39…It must…be for the First-tier Tribunal and the Upper Tribunal, with their specialist expertise, to consider, and where appropriate give guidance on, what fairness requires in the context of evidence given by remote means in out-of-country appeals of different sorts. …The use of remote technology in legal proceedings, including hearing evidence by phone or computer link, became ubiquitous in all jurisdictions during the Covid pandemic. Many reservations about its use have been dispelled but there remains a central issue about fairness and the interests of justice that is best considered on a jurisdiction by jurisdiction basis with an eye to the different types of case and participation under consideration.

3.37C The Court of Appeal in R (QR (Pakistan) v SSHD [2018] EWCA Civ 1413 observed (at [53(xiv)]) that the First-tier Tribunal has a duty to ensure compliance with the procedural obligations of Article 8 ECHR and if at any time it considers that an appeal cannot be dealt with effectively out-of-country, it is under an obligation to do so (following which, the appeal would be adjourned to permit the SSHD to consider her position and for the applicant, if the SSHD refused to give effect to the First-tier's finding, to make a judicial review application).
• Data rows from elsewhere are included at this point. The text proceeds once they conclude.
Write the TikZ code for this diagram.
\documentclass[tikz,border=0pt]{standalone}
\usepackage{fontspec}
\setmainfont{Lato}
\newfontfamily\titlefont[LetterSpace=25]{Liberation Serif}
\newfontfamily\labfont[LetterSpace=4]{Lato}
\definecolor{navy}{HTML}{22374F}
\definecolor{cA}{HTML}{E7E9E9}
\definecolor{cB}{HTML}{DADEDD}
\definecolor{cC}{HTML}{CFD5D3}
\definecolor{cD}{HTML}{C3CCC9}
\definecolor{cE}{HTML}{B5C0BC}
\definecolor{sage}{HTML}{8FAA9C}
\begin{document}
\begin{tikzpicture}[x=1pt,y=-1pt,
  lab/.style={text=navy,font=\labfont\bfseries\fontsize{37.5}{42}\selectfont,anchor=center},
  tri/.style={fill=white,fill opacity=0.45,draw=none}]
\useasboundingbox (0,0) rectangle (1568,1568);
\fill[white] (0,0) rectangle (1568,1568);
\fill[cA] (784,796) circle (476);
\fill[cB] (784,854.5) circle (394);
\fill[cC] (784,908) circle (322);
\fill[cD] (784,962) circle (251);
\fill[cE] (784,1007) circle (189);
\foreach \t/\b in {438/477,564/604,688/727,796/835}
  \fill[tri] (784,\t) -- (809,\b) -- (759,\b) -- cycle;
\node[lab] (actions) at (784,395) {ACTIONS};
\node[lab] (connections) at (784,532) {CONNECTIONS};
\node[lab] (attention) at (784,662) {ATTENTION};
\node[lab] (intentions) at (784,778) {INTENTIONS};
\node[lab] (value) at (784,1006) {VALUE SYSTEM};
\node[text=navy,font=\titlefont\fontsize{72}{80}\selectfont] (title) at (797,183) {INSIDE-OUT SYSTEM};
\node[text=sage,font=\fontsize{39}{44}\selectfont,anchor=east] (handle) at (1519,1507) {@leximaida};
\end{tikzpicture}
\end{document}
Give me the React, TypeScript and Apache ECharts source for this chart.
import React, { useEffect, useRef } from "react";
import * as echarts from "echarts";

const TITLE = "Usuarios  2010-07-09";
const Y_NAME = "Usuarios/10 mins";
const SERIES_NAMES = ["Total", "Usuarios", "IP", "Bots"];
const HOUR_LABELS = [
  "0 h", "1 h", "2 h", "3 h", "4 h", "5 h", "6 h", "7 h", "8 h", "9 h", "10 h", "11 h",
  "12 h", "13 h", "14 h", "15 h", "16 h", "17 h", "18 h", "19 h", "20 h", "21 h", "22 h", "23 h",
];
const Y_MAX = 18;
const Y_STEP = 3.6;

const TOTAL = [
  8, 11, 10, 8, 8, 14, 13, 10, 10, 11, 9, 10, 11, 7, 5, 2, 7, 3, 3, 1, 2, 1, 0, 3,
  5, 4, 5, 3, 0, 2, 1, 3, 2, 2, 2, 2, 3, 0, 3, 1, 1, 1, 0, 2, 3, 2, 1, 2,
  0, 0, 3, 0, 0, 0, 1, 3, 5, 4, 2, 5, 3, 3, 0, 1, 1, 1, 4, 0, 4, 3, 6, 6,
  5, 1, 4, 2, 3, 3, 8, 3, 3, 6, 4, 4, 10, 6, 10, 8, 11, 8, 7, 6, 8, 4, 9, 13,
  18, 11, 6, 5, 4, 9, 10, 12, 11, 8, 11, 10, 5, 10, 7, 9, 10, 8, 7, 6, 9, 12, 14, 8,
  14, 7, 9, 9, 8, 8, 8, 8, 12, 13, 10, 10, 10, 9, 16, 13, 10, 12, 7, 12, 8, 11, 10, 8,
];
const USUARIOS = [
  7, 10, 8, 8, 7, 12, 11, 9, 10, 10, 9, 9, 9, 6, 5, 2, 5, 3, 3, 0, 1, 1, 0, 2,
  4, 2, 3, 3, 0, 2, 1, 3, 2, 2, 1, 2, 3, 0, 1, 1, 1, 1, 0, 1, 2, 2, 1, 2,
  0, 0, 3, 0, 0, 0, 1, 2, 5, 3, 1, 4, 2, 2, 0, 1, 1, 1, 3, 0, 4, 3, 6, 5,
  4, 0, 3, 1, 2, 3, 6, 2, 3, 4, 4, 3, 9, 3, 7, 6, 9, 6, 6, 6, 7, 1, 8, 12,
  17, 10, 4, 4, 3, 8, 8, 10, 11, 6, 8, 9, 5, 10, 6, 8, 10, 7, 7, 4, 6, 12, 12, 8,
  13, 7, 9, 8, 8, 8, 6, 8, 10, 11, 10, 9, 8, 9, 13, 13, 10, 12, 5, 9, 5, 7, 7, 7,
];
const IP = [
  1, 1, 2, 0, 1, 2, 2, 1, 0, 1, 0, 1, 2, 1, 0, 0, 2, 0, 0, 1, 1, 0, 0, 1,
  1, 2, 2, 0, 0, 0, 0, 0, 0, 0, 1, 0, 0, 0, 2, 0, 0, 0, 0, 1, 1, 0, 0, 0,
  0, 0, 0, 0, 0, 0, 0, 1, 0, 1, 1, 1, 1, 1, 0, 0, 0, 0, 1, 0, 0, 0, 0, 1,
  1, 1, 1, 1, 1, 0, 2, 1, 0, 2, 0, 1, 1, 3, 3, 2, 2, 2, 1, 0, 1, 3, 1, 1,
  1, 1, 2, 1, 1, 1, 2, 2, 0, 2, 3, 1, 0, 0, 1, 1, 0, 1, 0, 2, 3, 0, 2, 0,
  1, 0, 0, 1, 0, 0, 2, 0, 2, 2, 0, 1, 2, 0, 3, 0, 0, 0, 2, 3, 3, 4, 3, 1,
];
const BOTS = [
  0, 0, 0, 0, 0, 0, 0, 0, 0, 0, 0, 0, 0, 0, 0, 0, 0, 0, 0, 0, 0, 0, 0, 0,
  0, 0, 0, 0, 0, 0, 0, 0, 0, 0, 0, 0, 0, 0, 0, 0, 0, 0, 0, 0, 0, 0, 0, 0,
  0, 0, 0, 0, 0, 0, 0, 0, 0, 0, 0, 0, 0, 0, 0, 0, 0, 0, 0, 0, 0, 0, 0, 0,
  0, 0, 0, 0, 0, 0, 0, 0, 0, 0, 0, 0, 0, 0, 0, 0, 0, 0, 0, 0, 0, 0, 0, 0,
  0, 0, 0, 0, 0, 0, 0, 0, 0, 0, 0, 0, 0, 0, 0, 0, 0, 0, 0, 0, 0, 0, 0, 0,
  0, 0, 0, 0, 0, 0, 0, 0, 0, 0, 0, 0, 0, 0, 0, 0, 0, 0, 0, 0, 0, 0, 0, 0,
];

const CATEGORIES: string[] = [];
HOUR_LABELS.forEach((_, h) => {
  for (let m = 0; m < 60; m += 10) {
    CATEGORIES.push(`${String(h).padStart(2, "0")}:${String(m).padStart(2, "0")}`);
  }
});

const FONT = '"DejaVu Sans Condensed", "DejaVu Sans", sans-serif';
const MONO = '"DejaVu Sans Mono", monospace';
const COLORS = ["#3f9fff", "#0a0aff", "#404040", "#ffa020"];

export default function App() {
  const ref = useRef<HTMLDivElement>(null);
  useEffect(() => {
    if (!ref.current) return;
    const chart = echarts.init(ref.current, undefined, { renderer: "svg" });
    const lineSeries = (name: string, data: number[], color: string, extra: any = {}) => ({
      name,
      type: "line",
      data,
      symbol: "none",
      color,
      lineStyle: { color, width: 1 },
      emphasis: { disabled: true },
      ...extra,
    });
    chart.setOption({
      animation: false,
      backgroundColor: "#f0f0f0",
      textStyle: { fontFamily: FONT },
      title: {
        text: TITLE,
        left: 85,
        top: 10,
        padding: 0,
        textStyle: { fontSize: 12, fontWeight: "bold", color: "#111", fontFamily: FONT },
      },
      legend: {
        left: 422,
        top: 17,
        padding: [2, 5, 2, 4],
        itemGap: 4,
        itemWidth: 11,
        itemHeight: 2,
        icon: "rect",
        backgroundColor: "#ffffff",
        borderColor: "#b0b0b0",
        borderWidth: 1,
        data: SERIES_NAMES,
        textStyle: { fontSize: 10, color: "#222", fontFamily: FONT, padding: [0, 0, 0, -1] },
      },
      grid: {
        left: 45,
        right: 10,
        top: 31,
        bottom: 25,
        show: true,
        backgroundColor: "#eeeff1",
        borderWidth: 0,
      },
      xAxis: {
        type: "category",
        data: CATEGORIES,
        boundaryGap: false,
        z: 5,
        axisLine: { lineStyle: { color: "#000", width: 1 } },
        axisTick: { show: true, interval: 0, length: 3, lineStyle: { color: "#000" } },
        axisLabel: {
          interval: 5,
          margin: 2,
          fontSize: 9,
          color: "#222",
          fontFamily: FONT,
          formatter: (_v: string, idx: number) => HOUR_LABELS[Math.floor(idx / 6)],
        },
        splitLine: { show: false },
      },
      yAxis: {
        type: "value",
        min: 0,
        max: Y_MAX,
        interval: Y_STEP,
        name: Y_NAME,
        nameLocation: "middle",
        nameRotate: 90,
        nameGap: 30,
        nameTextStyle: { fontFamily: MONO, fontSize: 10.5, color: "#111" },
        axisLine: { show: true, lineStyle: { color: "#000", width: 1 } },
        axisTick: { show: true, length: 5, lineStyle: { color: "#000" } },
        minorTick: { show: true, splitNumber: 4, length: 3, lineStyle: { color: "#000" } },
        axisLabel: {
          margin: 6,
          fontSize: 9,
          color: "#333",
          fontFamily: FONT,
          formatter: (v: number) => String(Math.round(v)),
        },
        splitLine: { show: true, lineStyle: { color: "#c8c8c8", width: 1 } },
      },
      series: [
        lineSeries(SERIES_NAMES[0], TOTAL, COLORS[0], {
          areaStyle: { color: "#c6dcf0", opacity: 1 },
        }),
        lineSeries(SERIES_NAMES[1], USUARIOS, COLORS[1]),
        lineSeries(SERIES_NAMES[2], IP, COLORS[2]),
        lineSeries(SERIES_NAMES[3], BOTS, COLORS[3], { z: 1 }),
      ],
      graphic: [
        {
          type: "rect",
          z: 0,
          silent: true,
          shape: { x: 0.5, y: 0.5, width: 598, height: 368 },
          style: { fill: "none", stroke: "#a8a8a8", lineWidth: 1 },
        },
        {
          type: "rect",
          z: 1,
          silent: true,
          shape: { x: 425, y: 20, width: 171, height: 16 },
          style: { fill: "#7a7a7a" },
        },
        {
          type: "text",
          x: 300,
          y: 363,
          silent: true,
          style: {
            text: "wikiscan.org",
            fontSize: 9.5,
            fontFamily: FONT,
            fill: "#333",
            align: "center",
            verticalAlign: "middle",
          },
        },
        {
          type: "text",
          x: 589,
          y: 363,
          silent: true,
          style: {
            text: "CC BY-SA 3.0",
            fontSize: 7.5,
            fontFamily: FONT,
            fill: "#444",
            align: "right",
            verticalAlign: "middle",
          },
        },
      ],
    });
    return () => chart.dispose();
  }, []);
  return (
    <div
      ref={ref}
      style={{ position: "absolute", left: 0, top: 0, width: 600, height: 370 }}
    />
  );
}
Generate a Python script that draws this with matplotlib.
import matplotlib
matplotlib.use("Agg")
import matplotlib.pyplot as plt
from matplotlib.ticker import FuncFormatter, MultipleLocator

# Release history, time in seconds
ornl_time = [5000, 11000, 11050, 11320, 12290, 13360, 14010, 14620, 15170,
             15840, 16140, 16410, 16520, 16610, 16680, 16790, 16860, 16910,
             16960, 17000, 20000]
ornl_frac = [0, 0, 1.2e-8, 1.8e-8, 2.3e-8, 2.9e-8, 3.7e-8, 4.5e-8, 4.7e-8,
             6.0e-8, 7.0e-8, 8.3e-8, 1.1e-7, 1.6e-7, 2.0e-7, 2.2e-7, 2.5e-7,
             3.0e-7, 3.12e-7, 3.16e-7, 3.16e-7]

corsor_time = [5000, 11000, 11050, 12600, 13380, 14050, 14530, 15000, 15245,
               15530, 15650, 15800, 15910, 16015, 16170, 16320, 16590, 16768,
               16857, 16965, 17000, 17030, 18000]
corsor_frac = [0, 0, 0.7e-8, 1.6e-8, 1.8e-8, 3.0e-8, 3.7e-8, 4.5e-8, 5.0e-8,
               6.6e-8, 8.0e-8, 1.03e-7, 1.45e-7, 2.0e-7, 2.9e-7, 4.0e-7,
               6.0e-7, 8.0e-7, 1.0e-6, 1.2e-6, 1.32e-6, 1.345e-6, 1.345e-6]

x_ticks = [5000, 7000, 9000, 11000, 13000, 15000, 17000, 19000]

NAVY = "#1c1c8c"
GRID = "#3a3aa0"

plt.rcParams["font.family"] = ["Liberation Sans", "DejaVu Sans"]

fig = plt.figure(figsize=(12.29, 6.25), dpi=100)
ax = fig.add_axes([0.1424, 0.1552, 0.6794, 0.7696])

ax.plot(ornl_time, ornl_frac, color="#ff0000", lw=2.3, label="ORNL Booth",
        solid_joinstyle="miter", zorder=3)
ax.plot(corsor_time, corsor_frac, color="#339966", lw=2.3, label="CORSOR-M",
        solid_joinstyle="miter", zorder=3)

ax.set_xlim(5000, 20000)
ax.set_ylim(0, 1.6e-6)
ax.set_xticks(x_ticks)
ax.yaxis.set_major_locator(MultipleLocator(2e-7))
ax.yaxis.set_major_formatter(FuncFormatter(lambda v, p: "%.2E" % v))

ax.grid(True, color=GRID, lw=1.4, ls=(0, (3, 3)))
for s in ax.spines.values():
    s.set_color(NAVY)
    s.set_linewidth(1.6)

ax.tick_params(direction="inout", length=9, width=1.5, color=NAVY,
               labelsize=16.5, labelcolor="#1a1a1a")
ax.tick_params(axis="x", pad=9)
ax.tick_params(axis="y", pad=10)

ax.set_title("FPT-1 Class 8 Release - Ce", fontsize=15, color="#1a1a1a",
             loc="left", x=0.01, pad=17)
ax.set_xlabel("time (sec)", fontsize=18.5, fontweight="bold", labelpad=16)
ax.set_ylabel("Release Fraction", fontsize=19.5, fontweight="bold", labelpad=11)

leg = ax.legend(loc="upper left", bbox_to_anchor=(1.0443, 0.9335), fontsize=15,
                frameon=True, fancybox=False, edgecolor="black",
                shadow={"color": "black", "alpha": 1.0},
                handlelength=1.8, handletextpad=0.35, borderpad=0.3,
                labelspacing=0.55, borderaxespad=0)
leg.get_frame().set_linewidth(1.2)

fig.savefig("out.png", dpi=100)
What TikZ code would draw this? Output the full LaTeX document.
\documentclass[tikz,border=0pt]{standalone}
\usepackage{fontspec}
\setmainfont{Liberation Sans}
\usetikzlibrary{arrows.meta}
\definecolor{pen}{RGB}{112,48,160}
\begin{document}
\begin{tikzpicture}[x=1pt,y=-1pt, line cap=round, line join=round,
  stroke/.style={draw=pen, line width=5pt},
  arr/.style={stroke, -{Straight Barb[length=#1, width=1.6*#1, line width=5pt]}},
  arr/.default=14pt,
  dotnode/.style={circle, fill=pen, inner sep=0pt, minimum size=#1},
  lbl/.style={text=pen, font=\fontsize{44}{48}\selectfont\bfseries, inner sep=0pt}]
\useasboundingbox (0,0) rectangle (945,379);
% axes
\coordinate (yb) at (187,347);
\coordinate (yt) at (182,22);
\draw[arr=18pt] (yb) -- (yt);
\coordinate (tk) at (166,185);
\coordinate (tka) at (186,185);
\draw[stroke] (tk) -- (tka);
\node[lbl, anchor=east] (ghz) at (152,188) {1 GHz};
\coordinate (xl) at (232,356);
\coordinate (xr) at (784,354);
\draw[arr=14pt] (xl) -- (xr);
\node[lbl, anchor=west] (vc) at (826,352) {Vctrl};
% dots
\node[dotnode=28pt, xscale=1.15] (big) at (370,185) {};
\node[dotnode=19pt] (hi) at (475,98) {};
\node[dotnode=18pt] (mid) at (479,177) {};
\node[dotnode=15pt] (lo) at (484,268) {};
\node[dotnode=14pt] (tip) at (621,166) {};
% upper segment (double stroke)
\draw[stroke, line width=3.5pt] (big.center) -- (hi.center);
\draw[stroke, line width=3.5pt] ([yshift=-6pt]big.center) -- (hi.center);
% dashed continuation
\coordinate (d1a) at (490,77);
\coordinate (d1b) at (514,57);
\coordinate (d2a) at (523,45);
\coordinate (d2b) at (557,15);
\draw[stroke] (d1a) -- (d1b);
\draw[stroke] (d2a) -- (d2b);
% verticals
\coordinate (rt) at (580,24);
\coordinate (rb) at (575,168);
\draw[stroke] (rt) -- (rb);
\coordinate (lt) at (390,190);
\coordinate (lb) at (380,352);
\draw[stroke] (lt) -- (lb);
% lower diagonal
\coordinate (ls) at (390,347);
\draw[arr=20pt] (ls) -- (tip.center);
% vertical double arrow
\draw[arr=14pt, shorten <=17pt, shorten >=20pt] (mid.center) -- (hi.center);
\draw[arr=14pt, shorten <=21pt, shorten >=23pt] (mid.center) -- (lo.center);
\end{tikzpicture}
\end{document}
In R (Watson) (s94B process; s25 powers) v SSHD [2022] UKUT 00156 (IAC), the Upper Tribunal found that there was no breach of Article 8 in its substantive or procedural aspect in SSHD's decision to maintain the s94B certificate given that the applicant in that case at all times had access to a court or tribunal that was able to ensure compliance with Article 8.

3.37D If you have made an application to the First-tier for a direction under the process in AJ on behalf of your client, any refusal will be susceptible to judicial review in the Upper Tribunal (IAC) as it is a 'procedural , ancillary or preliminary decision' within the meaning of article 3(m) of the Appeals (Excluded Decisions) Order 2009 (and therefore cannot be appealed to the Upper Tribunal).

3.37E The Supreme Court's decision in Kiarie did not mean that all out-of-country appears are inherently unfair and it has always been necessary to argue procedural unfairness by reference to the particular circumstances of each case. As recognised by Mostyn J in R (Arman & Anor) v SSHD [2021] EWHC 1217 (Admin), there have been significant developments in the use of remote technology since March 2020. In the light of these improvements, arguments relating to the need to give evidence in person or be returned to the UK in order to obtain expert evidence need to be carefully thought through. Your client may have specific vulnerabilities that would make a remote hearing inappropriate: see further Chapter 7A. Further whilst many expert reports may be undertaken via video conferencing software, some medical professionals may properly refuse to do so, for example, in circumstances in which there is a risk that your client, if isolated outside of the UK and unable to access a support system, would be at risk of re-traumatisation.